Король ассенизаторов очнулся окончательно и на рахитичных, неуверенных, младенческих ножках кружит по отделению в поисках зеркала, которое бы висело достаточно низко. Ибо король ассенизаторов жаждет прояснить свой мрачный лик, то есть, говоря по-человечески, жаждет побриться. Ужаснейшие проклятия, к счастью, только наполовину членораздельные, срываются с его пока еще непослушных губ: все зеркала висят на высоте для него недоступной. Так что в конце концов он возводит шаткую пирамиду из больничных табуреток, взбирается на нее и, стоя на самой вершине, намыливает лицо.

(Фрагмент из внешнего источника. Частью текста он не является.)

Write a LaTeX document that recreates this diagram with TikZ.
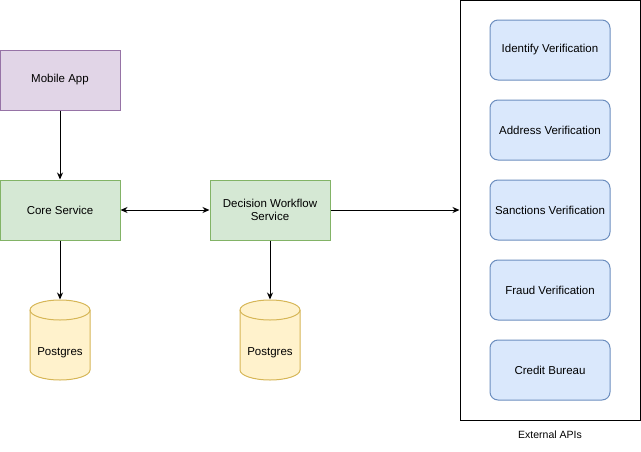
\documentclass[tikz,border=0pt]{standalone}
\usepackage{fontspec}
\setmainfont{Liberation Sans}
\usetikzlibrary{arrows.meta}
\definecolor{pf}{HTML}{E1D5E7}\definecolor{ps}{HTML}{9673A6}
\definecolor{gf}{HTML}{D5E8D4}\definecolor{gs}{HTML}{82B366}
\definecolor{yf}{HTML}{FFF2CC}\definecolor{ys}{HTML}{D6B656}
\definecolor{bf}{HTML}{DAE8FC}\definecolor{bs}{HTML}{6C8EBF}
\begin{document}
\begin{tikzpicture}[x=1pt,y=-1pt,line width=1pt,
  font=\fontsize{11.5}{13}\selectfont,
  box/.style={draw,minimum width=120pt,minimum height=60pt,inner sep=2pt,align=center},
  api/.style={box,fill=bf,draw=bs,rounded corners=8pt},
  arr/.style={-{Stealth[length=7pt,width=6pt]}},
  ghost/.style={minimum width=60pt,minimum height=80pt,inner sep=0pt}]
\useasboundingbox (0,0) rectangle (641,451);
\node[box,fill=pf,draw=ps] (mob) at (60,80) {Mobile App};
\node[box,fill=gf,draw=gs] (core) at (60,210) {Core Service};
\node[box,fill=gf,draw=gs] (dec) at (270,210) {Decision Workflow\\Service};
\node[draw,minimum width=180pt,minimum height=420pt,inner sep=0pt] (ext) at (550,210) {};
\node[font=\fontsize{10.5}{12}\selectfont] (extl) at (550,435) {External APIs};
\node[api] (a1) at (550,50) {Identify Verification};
\node[api] (a2) at (550,130) {Address Verification};
\node[api] (a3) at (550,210) {Sanctions Verification};
\node[api] (a4) at (550,290) {Fraud Verification};
\node[api] (a5) at (550,370) {Credit Bureau};
\foreach \n/\x in {pg1/60,pg2/270}{
  \node[ghost] (\n) at (\x,340) {};
  \filldraw[fill=yf,draw=ys] (\x-30,310) -- (\x-30,370) arc[start angle=180,end angle=360,x radius=30,y radius=-10] -- (\x+30,310) arc[start angle=0,end angle=180,x radius=30,y radius=-10] -- cycle;
  \draw[ys] (\x-30,310) arc[start angle=180,end angle=360,x radius=30,y radius=-10];
  \node at (\x,353) {Postgres};
}
\draw[arr] (mob) -- (core);
\draw[arr,{Stealth[length=7pt,width=6pt]}-{Stealth[length=7pt,width=6pt]}] (core) -- (dec);
\draw[arr] (dec) -- (ext.west |- dec);
\draw[arr] (core) -- (pg1.north);
\draw[arr] (dec) -- (pg2.north);
\end{tikzpicture}
\end{document}
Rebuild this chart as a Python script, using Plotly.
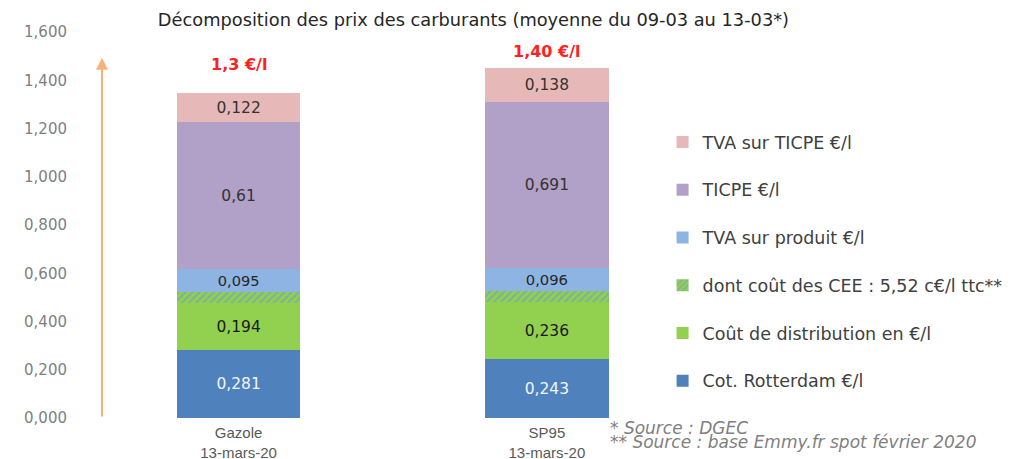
import plotly.graph_objects as go

categories = ["Gazole<br>13-mars-20", "SP95<br>13-mars-20"]
series_names = [
    "Cot. Rotterdam €/l",
    "Coût de distribution en €/l",
    "dont coût des CEE : 5,52 c€/l ttc**",
    "TVA sur produit €/l",
    "TICPE €/l",
    "TVA sur TICPE €/l",
]
rotterdam = [0.281, 0.243]
distribution = [0.194, 0.236]
cee = [0.046, 0.046]
tva_produit = [0.095, 0.096]
ticpe = [0.61, 0.691]
tva_ticpe = [0.122, 0.138]
total_labels = ["1,3 €/l", "1,40 €/l"]
ytick_vals = [0, 0.2, 0.4, 0.6, 0.8, 1.0, 1.2, 1.4, 1.6]
ytick_text = ["0,000", "0,200", "0,400", "0,600", "0,800", "1,000", "1,200", "1,400", "1,600"]

series = [rotterdam, distribution, cee, tva_produit, ticpe, tva_ticpe]
colors = ["#4f81bd", "#92d050", "#92d050", "#8db4e2", "#b1a0c7", "#e6b9b8"]
text_colors = ["#f2f5fb", "#1a1a1a", "#1a1a1a", "#262626", "#333333", "#333333"]
show_text = [True, True, False, True, True, True]

ARIAL = "Liberation Sans, Arial, sans-serif"
WIDE = "DejaVu Sans, Verdana, sans-serif"

def fmt(v):
    return str(v).replace(".", ",")

fig = go.Figure()
for i, (name, vals) in enumerate(zip(series_names, series)):
    marker = dict(color=colors[i], line=dict(width=0))
    if i == 2:
        marker["pattern"] = dict(shape="/", fgcolor="#6d95d6", bgcolor="#92d050",
                                 size=5, solidity=0.45)
    fig.add_trace(go.Bar(
        x=categories, y=vals, name=name,
        marker=marker,
        width=0.4,
        text=[fmt(v) for v in vals] if show_text[i] else None,
        textposition="inside" if show_text[i] else "none",
        insidetextanchor="middle",
        textangle=0,
        textfont=dict(family=WIDE, size=15.5, color=text_colors[i]),
        legendgroup=f"g{i}",
        legendrank=(6 - i) * 10,
        hoverinfo="skip",
    ))

totals = [sum(s[j] for s in series) for j in range(len(categories))]
yshifts = [17, 5]
for j, cat in enumerate(categories):
    fig.add_annotation(x=cat, y=totals[j], text=f"<b>{total_labels[j]}</b>",
                       showarrow=False, yanchor="bottom", yshift=yshifts[j],
                       font=dict(family=WIDE, size=16, color="#ff2020"))

# orange arrow
fig.add_annotation(xref="paper", x=0, yref="y", y=1.494, axref="pixel", ax=0,
                   ayref="y", ay=0, text="", showarrow=True, arrowhead=2,
                   arrowsize=1.2, arrowwidth=2, arrowcolor="#f9b17c")

fig.add_annotation(xref="paper", yref="paper", x=0.864, y=-0.0244, xanchor="left",
                   yanchor="middle", showarrow=False, text="<i>* Source : DGEC</i>",
                   borderpad=0,
                   font=dict(family=WIDE, size=17, color="#808080"))
fig.add_annotation(xref="paper", yref="paper", x=0.864, y=-0.0585, xanchor="left",
                   yanchor="middle", showarrow=False,
                   text="<i>** Source : base Emmy.fr spot février 2020</i>",
                   borderpad=0,
                   font=dict(family=WIDE, size=17, color="#808080"))

fig.update_layout(
    barmode="stack",
    width=1016, height=459,
    margin=dict(l=102, r=316, t=8, b=41),
    paper_bgcolor="white", plot_bgcolor="white",
    title=dict(text="Décomposition des prix des carburants (moyenne du 09-03 au 13-03*)",
               x=0.466, xref="container", xanchor="center",
               y=1 - 20 / 459, yref="container", yanchor="middle",
               font=dict(family=WIDE, size=17.8, color="#262626")),
    font=dict(family=ARIAL),
    showlegend=True,
    legend=dict(x=0.955, xanchor="left", y=0.717, yanchor="top",
                traceorder="grouped", tracegroupgap=22,
                font=dict(family=WIDE, size=17.5, color="#404040"),
                itemwidth=30, bgcolor="rgba(0,0,0,0)"),
)
fig.update_xaxes(range=[-0.443, 1.461], showline=False, ticks="", automargin=False,
                 ticklabelstandoff=4,
                 tickfont=dict(family=ARIAL, size=15, color="#595959"))
fig.update_yaxes(range=[0, 1.7], tickvals=ytick_vals, ticktext=ytick_text,
                 showgrid=False, zeroline=False, showline=False, ticks="",
                 automargin=False, ticklabelstandoff=34,
                 tickfont=dict(family=WIDE, size=15, color="#808080"))

fig.write_html("out.html", config={"displayModeBar": False},
               post_script="document.body.style.margin='0';")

Только люди по-настоящему униженные, только те, кто познал самое глубокое отчаяние, способны так исступленно стремиться к самоисправлению и самосовершенствованию. Ведь в любую минуту этот повелитель клошаров может свалиться и разбить череп о бетон, но он отчаянно жаждет в случае чего погибнуть человеком побритым. С замиранием сердца я подстраховываю это чрезмерное по сшей рискованности гигиеническое мероприятие, он внимательно смотрит на меня, в зеркале мне видно отражение его полузвериных черт, вот-вот неминуемо грянет очередная серия нечленораздельных проклятий. И действительно, король ассенизаторов на секунду поднимает скипетр кисточки для бритья и говорит:

— Вы, может, читали «Квартал Тортилья Флэт» Стейнбека? Читали? Так вот, по-моему, Стейнбек знал проблему алкоголизма не понаслышке. Так я полагаю, хотя мне трудно вынести окончательное суждение.

Я странствую взад-вперед по больничному коридору, от палаты интенсивной терапии, где пятнадцатикилограммовый юнец то теряет, то обретает сознание, до санитарного комплекса, где можно курить. В санитарном комплексе толпится группка трясущихся алкоголиков, которые отчаянно выкуривают сигарету за сигаретой, всеми святыми клянутся друг дружке, что уже никогда, никогда в рот не возьмут ни капли водки, и со стыдливой ностальгией посматривают в окно, где можно разглядеть близлежащие магазины, ларек с пивом и сотоварищей, радостно отрывающихся на свободе.